Proof: Firstly we can simply assume $|A_i|=4$ If not,we can repalce $A_i$ by a $4-element$ subset of $A_i$ We randomly choose $24$ element from $X$ call it $Y=\{1,2,...24\}$ Of course,$Y$ may contain some $A_i$,denote $m$ by the number of $A_i$ such that $A_i$ is contained in $Y$,($m$ is obviously finite) All we need to do is to decrease $m$ WLOG let $A_1=\{1,2,3,4\}$ contained in $Y$ We delete $1$ can add an element from $\{25,26,...2009\}$ After deleting $1$,$m$ decrease by at least $1$,if we add $i$ into $Y$,$\{i,p,q,r\}$($i \in \{25,26,...2009\},p,q,r \in \{1,2,...24\}$) isn't any of $A_i$ Then we are done.So for any $i \in \{25,26,...2009\}$ $\exists p,q,r,A_j$ so that $A_j=\{i,p,q,r\}$ Let us count the possible $A_j$,It is easily to show there are at most $\binom{23}{3}$ such $A_j$(because $|A_i \cap A_j|\le 2$ and $|A_j|=4$) but from $\{25,26,...2009\}$ we are allowed to choose $1985$ which is bigger than $\binom{23}{3}$ Contradiction!
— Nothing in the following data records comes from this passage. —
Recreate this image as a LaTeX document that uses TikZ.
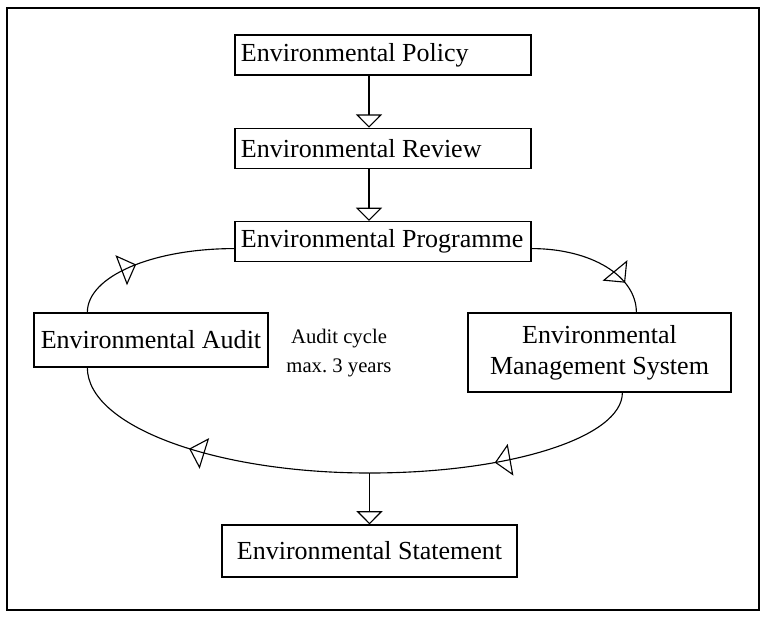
\documentclass[tikz,border=0pt]{standalone}
\usepackage{fontspec}
\setmainfont{Liberation Serif}
\usetikzlibrary{arrows.meta,positioning,calc,decorations.markings}

\begin{document}
\begin{tikzpicture}[x=0.025cm, y=-0.025cm, node distance=1.3cm,
  loopmark/.style={postaction={decorate}, decoration={markings, mark=at position #1 with {\arrow{Triangle[open, length=0.4cm, width=0.8cm]}}}}]
\tikzstyle{block} = [rectangle, draw, line width=0.9pt, fill=white, font=\fontsize{18.5}{22}\selectfont, inner sep=0pt]
\tikzstyle{stepbox} = [block, minimum width=7.4cm, minimum height=1cm]
\tikzstyle{flow} = [draw, line width=0.8pt, -{Triangle[open, length=0.33cm, width=0.65cm]}]
\tikzstyle{loopline} = [draw, line width=0.8pt]
\newcommand{\steptext}[1]{\makebox[7.1cm][l]{#1}}

\useasboundingbox (0,0) rectangle (768,619);
\draw [line width=1.1pt] (7,8) rectangle (759,610);

% chain at the top
\node [stepbox] (policy) at (383,55) {\steptext{Environmental Policy}};
\node [stepbox, below=of policy] (review) {\steptext{Environmental Review}};
\node [stepbox, below=of review] (programme) {\steptext{Environmental Programme}};

% boxes on the cycle
\node [block, minimum width=5.85cm, minimum height=1.35cm] (audit) at (151,340) {Environmental Audit};
\node [block, minimum width=6.575cm, minimum height=1.975cm, align=center] (ems) at (599.5,352.5) {Environmental\\Management System};
\node [font=\fontsize{14.7}{21}\selectfont, align=center] (cycle) at (339,353) {Audit cycle\\max.\ 3 years};
\node [block, minimum width=7.375cm, minimum height=1.3cm] (statement) at (369.5,551) {Environmental Statement};
\coordinate (low) at (369.5,473);

% arrows down the chain
\draw [flow] ([xshift=-0.35cm]policy.south) -- ([xshift=-0.35cm]review.north);
\draw [flow] ([xshift=-0.35cm]review.south) -- ([xshift=-0.35cm]programme.north);
\draw [flow] (low) -- (statement);

% the audit cycle
\draw [loopline, loopmark=0.42] ([xshift=1.35cm]audit.north west) to[out=90, in=180, out distance=0.91cm, in distance=2.03cm] ([yshift=-0.175cm]programme.west);
\draw [loopline, loopmark=0.76] ([yshift=-0.175cm]programme.east) to[out=0, in=90, out distance=1.48cm, in distance=0.91cm] ([xshift=4.225cm]ems.north west);
\draw [loopline, loopmark=0.55] ([xshift=3.875cm]ems.south west) to[out=-90, in=0, out distance=1.12cm, in distance=3.5cm] (low);
\draw [loopline, loopmark=0.57] (low) to[out=180, in=-90, out distance=3.88cm, in distance=1.46cm] ([xshift=1.35cm]audit.south west);

\end{tikzpicture}
\end{document}
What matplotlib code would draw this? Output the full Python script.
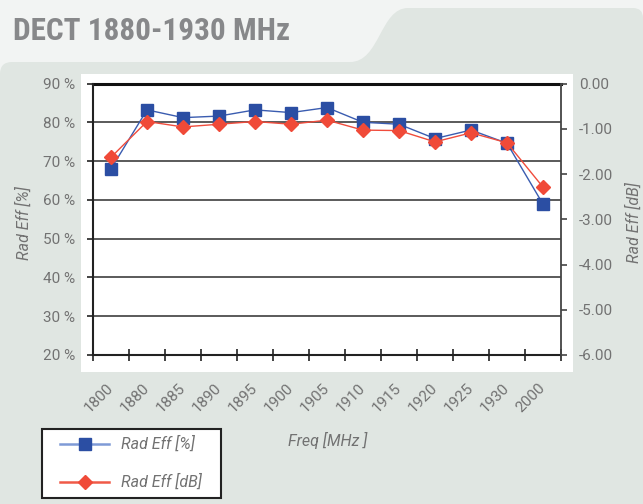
import matplotlib
matplotlib.use("Agg")
import matplotlib.pyplot as plt
from matplotlib.path import Path
from matplotlib.patches import PathPatch, Rectangle
from matplotlib.lines import Line2D
from matplotlib import font_manager as fm

# ---- data ----
freq_labels = ["1800", "1880", "1885", "1890", "1895", "1900", "1905",
               "1910", "1915", "1920", "1925", "1930", "2000"]
rad_eff_pct = [68.0, 83.2, 81.2, 81.6, 83.2, 82.5, 83.8,
               80.0, 79.5, 75.8, 78.0, 74.6, 58.9]
rad_eff_db = [-1.63, -0.84, -0.96, -0.90, -0.84, -0.90, -0.81,
              -1.03, -1.04, -1.29, -1.09, -1.31, -2.29]
pct_ticks = [20, 30, 40, 50, 60, 70, 80, 90]
db_ticks = [0, -1, -2, -3, -4, -5, -6]

available = {f.name for f in fm.fontManager.ttflist}

def pick(cands):
    out = [c for c in cands if c in available]
    return out + ["DejaVu Sans"]

TITLE_FONT = pick(["Roboto Condensed", "Archivo Narrow", "PT Sans Narrow",
                   "Fira Sans Condensed", "Barlow Condensed", "IBM Plex Sans Condensed",
                   "Liberation Sans Narrow", "Open Sans Condensed"])
FONT = pick(["Roboto", "Liberation Sans"])

W, H = 643, 504
DPI = 100
fig = plt.figure(figsize=(W / DPI, H / DPI), dpi=DPI)
LIGHT = "#f2f4f3"
DARK = "#e0e6e2"
fig.patch.set_facecolor(LIGHT)

def P(x, y):
    return (x / W, 1 - y / H)

# dark background shape with tab
verts = [P(0, 504), P(643, 504), P(643, 18), P(643, 8), P(633, 8),
         P(408, 8), P(380, 8), P(380, 62), P(350, 62),
         P(12, 62), P(0, 62), P(0, 74), P(0, 504)]
codes = [Path.MOVETO, Path.LINETO, Path.LINETO, Path.CURVE3, Path.CURVE3,
         Path.LINETO, Path.CURVE4, Path.CURVE4, Path.CURVE4,
         Path.LINETO, Path.CURVE3, Path.CURVE3, Path.CLOSEPOLY]
fig.add_artist(PathPatch(Path(verts, codes), transform=fig.transFigure,
                         facecolor=DARK, edgecolor="none", zorder=0))
# white plot panel
x0, y0 = P(81, 372)
x1, y1 = P(573, 74)
fig.add_artist(Rectangle((x0, y0), x1 - x0, y1 - y0, transform=fig.transFigure,
                         facecolor="white", edgecolor="none", zorder=0.5))

# title
fig.text(13 / W, 1 - 40.5 / H, "DECT 1880-1930 MHz", fontsize=22.5, fontweight="bold",
         family=TITLE_FONT, color="#87888a", ha="left", va="baseline")

TXT = "#727272"

ax = fig.add_axes([93 / W, 1 - 355 / H, (561 - 93) / W, (355 - 83.5) / H])
ax.set_facecolor("none")
ax.set_zorder(2)
n = len(freq_labels)
xs = list(range(n))
ax.set_xlim(-0.5, n - 0.5)
ax.set_ylim(20, 90)

for v in pct_ticks[1:-1]:
    ax.axhline(v, color="#4d4d4d", lw=1.3, zorder=1)
ax.axhline(90, color="#111111", lw=2.2, zorder=1, clip_on=False)

ax.plot(xs, rad_eff_pct, color="#3a5cb0", lw=1.0, marker="s", ms=8,
        markerfacecolor="#2b4ea3", markeredgecolor="#2b4ea3", zorder=3, clip_on=False)

ax2 = ax.twinx()
ax2.set_ylim(-6, 0)
ax2.plot(xs, rad_eff_db, color="#f04c3c", lw=1.0, marker="D", ms=7.5,
         markerfacecolor="#f04a38", markeredgecolor="#f04a38", zorder=4, clip_on=False)

for a in (ax, ax2):
    for s in a.spines.values():
        s.set_visible(False)
ax.spines["left"].set_visible(True)
ax.spines["left"].set_color("#222222")
ax.spines["left"].set_linewidth(1.5)
ax.spines["bottom"].set_visible(True)
ax.spines["bottom"].set_color("#222222")
ax.spines["bottom"].set_linewidth(1.5)
ax2.spines["right"].set_visible(True)
ax2.spines["right"].set_color("#444444")
ax2.spines["right"].set_linewidth(1.3)

ax.set_yticks(pct_ticks)
ax.set_yticklabels([f"{v} %" for v in pct_ticks])
ax.tick_params(axis="y", direction="out", length=4, width=1.2, color="#222222",
               pad=9, labelsize=11, labelcolor=TXT)
ax2.set_yticks(db_ticks)
ax2.set_yticklabels([f"{v:.2f}" if v != 0 else "0.00" for v in db_ticks])
ax2.tick_params(axis="y", direction="out", length=4, width=1.2, color="#444444",
                pad=9, labelsize=11, labelcolor=TXT)

ax.set_xticks(xs)
ax.set_xticklabels(freq_labels, rotation=45, ha="right", va="center",
                   rotation_mode="anchor")
ax.set_xticks([i - 0.5 for i in range(n + 1)], minor=True)
ax.tick_params(axis="x", which="major", length=0, pad=22, labelsize=11,
               labelcolor=TXT)
ax.tick_params(axis="x", which="minor", direction="inout", length=8, width=1.2,
               color="#222222")

for lab in ax.get_xticklabels() + ax.get_yticklabels() + ax2.get_yticklabels():
    lab.set_family(FONT)

# axis titles
fig.text(24 / W, 1 - 223 / H, "Rad Eff [%]", rotation=90, ha="center", va="center",
         fontsize=11.5, style="italic", color=TXT, family=FONT)
fig.text(634 / W, 1 - 223 / H, "Rad Eff [dB]", rotation=90, ha="center", va="center",
         fontsize=11.5, style="italic", color=TXT, family=FONT)
fig.text(328 / W, 1 - 440 / H, "Freq [MHz ]", ha="center", va="center",
         fontsize=11.5, style="italic", color=TXT, family=FONT)

# legend box
lx0, ly0 = P(42, 498)
lx1, ly1 = P(221, 429)
fig.add_artist(Rectangle((lx0, ly0), lx1 - lx0, ly1 - ly0, transform=fig.transFigure,
                         facecolor="white", edgecolor="#222222", lw=1.5, zorder=5))
for yy, col, lcol, mk, ms, lab in [(444, "#2b4ea3", "#7f9ad6", "s", 8, "Rad Eff [%]"),
                                   (482, "#f04a38", "#f05a48", "D", 7.5, "Rad Eff [dB]")]:
    a, b = P(60, yy)
    c, _ = P(109, yy)
    fig.add_artist(Line2D([a, c], [b, b], transform=fig.transFigure, color=lcol,
                          lw=1.8, zorder=6))
    m, _ = P(84.5, yy)
    fig.add_artist(Line2D([m], [b], transform=fig.transFigure, marker=mk, ms=ms,
                          color=col, lw=0, zorder=7))
    t, _ = P(121, yy)
    fig.text(t, b, lab, ha="left", va="center", fontsize=11.5, style="italic",
             color=TXT, family=FONT, zorder=7)

fig.savefig("out.png", dpi=DPI, facecolor=fig.get_facecolor())
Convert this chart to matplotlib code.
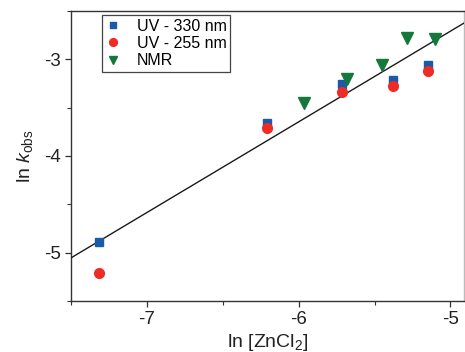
import matplotlib
matplotlib.use("Agg")
import matplotlib.pyplot as plt
import numpy as np
from matplotlib.ticker import MultipleLocator, FuncFormatter

plt.rcParams['font.family'] = ['Liberation Sans', 'DejaVu Sans']
plt.rcParams['mathtext.fontset'] = 'custom'
plt.rcParams['mathtext.rm'] = 'Liberation Sans'
plt.rcParams['mathtext.it'] = 'Liberation Sans:italic'

# Data
uv330_x = [-7.314, -6.211, -5.713, -5.380, -5.147]
uv330_y = [-4.894, -3.663, -3.258, -3.209, -3.059]
uv255_x = [-7.314, -6.211, -5.713, -5.380, -5.147]
uv255_y = [-5.210, -3.708, -3.337, -3.271, -3.124]
nmr_x = [-5.965, -5.680, -5.454, -5.289, -5.103]
nmr_y = [-3.457, -3.206, -3.062, -2.776, -2.794]
fit_slope = 0.938
fit_intercept = 1.981
fit_range = [-7.5, -4.9]

fig = plt.figure(figsize=(4.65, 3.52), dpi=100)
ax = fig.add_axes([0.1527, 0.1449, 0.8453, 0.8239])

xs = np.array(fit_range)
ax.plot(xs, fit_slope * xs + fit_intercept, color='#1a1a1a', lw=1.0, zorder=3)

ax.plot(uv330_x, uv330_y, 's', color='#1a5aa8', ms=6, label='UV - 330 nm', zorder=4)
ax.plot(uv255_x, uv255_y, 'o', color='#ee2b24', ms=7, label='UV - 255 nm', zorder=5)
ax.plot(nmr_x, nmr_y, 'v', color='#14783c', ms=8, label='NMR', zorder=4)

ax.set_xlim(-7.5, -4.91)
ax.set_ylim(-5.5, -2.5)
ax.xaxis.set_major_locator(MultipleLocator(1))
ax.xaxis.set_minor_locator(MultipleLocator(0.5))
ax.yaxis.set_major_locator(MultipleLocator(1))
ax.yaxis.set_minor_locator(MultipleLocator(0.5))
ax.tick_params(which='major', direction='out', length=4, width=0.9, labelsize=13.5,
               color='#333333', labelcolor='#222222', pad=3)
ax.tick_params(which='minor', direction='out', length=3, width=0.8, color='#333333')
ax.xaxis.set_major_formatter(FuncFormatter(lambda v, p: f"{int(round(v))}"))
ax.yaxis.set_major_formatter(FuncFormatter(lambda v, p: f"{int(round(v))}"))

for s in ['left', 'bottom', 'top']:
    ax.spines[s].set_color('#333333')
    ax.spines[s].set_linewidth(1.0)
ax.spines['right'].set_color('#bbbbbb')
ax.spines['right'].set_linewidth(1.0)

ax.set_xlabel('ln [ZnCl$_2$]', fontsize=14, labelpad=3, color='#222222')
ax.set_ylabel('ln $k_{\\mathrm{obs}}$', fontsize=14, labelpad=7, color='#222222')

leg = ax.legend(loc='upper left', bbox_to_anchor=(0.078, 0.985), fontsize=11.5,
                frameon=True, fancybox=False, edgecolor='#444444', framealpha=1,
                handlelength=1.0, handletextpad=1.0, borderpad=0.2,
                labelspacing=0.15, borderaxespad=0, markerscale=0.8)
leg.get_frame().set_linewidth(0.9)

fig.savefig('out.png', dpi=100)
QED

This is a new song on an old motif (triplets with at most one point in common). Take $| X | = n \geq 4$, and a maximal cardinality set $B$ with that property (such sets exist, e.g. any set of at most 3 elements); denote $| B | = b$. Then for any $x \in X \setminus B$ there exists at least one set $x \in A_i$ such that $A_i \setminus \{ x \} \subseteq B$ (otherwise we can append $x$ to $B$). Since $| A_i \setminus \{ x \} | \geq 3$, one may associate to $x$ any triplet $T_x \subseteq A_i \setminus \{ x \}$. For $y \neq x$, $y \in X \setminus B$, with set $A_j$ associated, one has $T_x \neq T_y$, or else $| A_i \cap A_j | \geq 3$. Therefore, by counting all possible triplets in $B$, one has $| X \setminus B | = n - b \leq \genfrac {(} {)} {0pt} {} {b} {3}$, leading to $b^3 - 3b^2 + 8b \geq 6n$. This is a strictly increasing polynomial in $b$ (its derivative is strictly positive), and one checks that $b \geq \lfloor \sqrt [3]{6n} \rfloor + 1$. For $n = 2009$ this yields $b \geq 24$.